Differentiating a genuine value stock from a value trap requires rigorous qualitative analysis beyond simple quantitative metrics. True value stocks face temporary, cyclical headwinds, such as a recession or supply chain disruption. Value traps, conversely, face permanent, structural issues that impair their long-term earning power.
The strength and durability of the competitive moat is the most important factor to assess. A true value opportunity possesses strong network effects, high customer switching costs, or proprietary technology that provides long-term pricing power. A value trap’s moat has usually been compromised.
The quality and integrity of the management team must also be scrutinized. Management of a true value stock will have a credible plan for navigating the downturn and will communicate transparently. The leadership of a trap often engages in financial engineering or provides unrealistic future growth projections.
A healthy balance sheet, characterized by ample liquidity and favorable solvency ratios, provides the necessary buffer for a true value company to survive a downturn. The current ratio, measuring short-term liquidity, should remain above 1.5x, even during a crisis. True value companies retain the financial flexibility to invest in future growth.

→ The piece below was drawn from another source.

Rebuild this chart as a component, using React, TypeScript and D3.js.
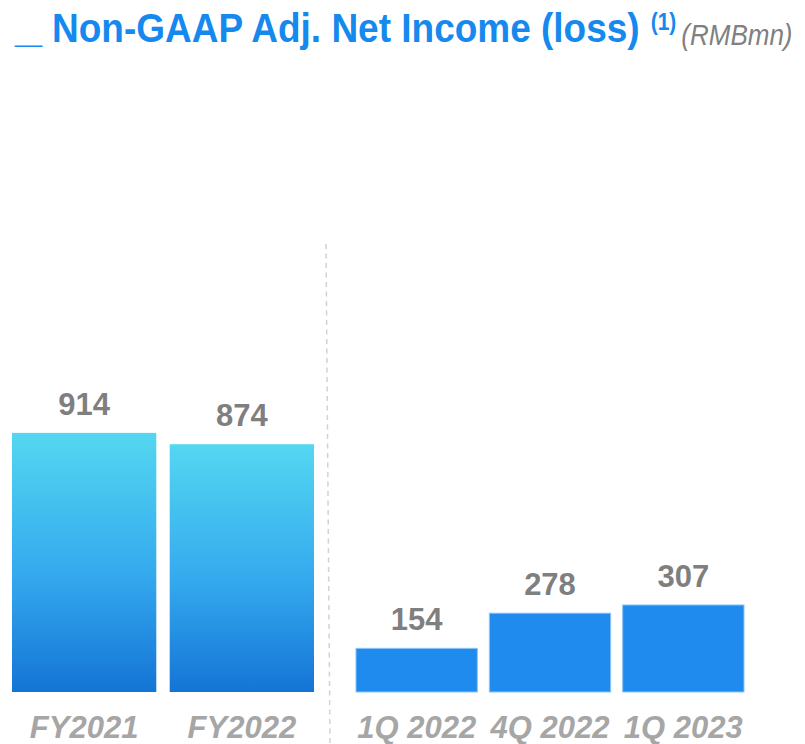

Investors must integrate several analytical steps into their research process to avoid acquiring a value trap. Scenario analysis is a powerful tool to stress-test the business model under unfavorable economic conditions. This involves modeling cash flows if revenue declined by 10% or if interest rates increased by 200 basis points.
Focus should be placed on free cash flow (FCF) generation rather than reported earnings, which can be manipulated by accounting policies. FCF represents the actual cash a business generates after accounting for capital expenditures. Sustained positive FCF, even during challenging periods, indicates operational resilience.
Analysis of historical financial statements must extend to a ten-year trend analysis, not just the last four quarters. This long-term view reveals structural shifts in revenue, margin compression, and systematic decline in capital efficiency. The long-term trend provides a more accurate narrative than a single year’s anomaly.
Finally, investors must evaluate the sustainability of any dividend by calculating the FCF payout ratio. A ratio consistently above 70% of Free Cash Flow suggests the dividend is at high risk of being cut. Due diligence requires separating attractive valuation metrics from the underlying reality of the business’s economic condition.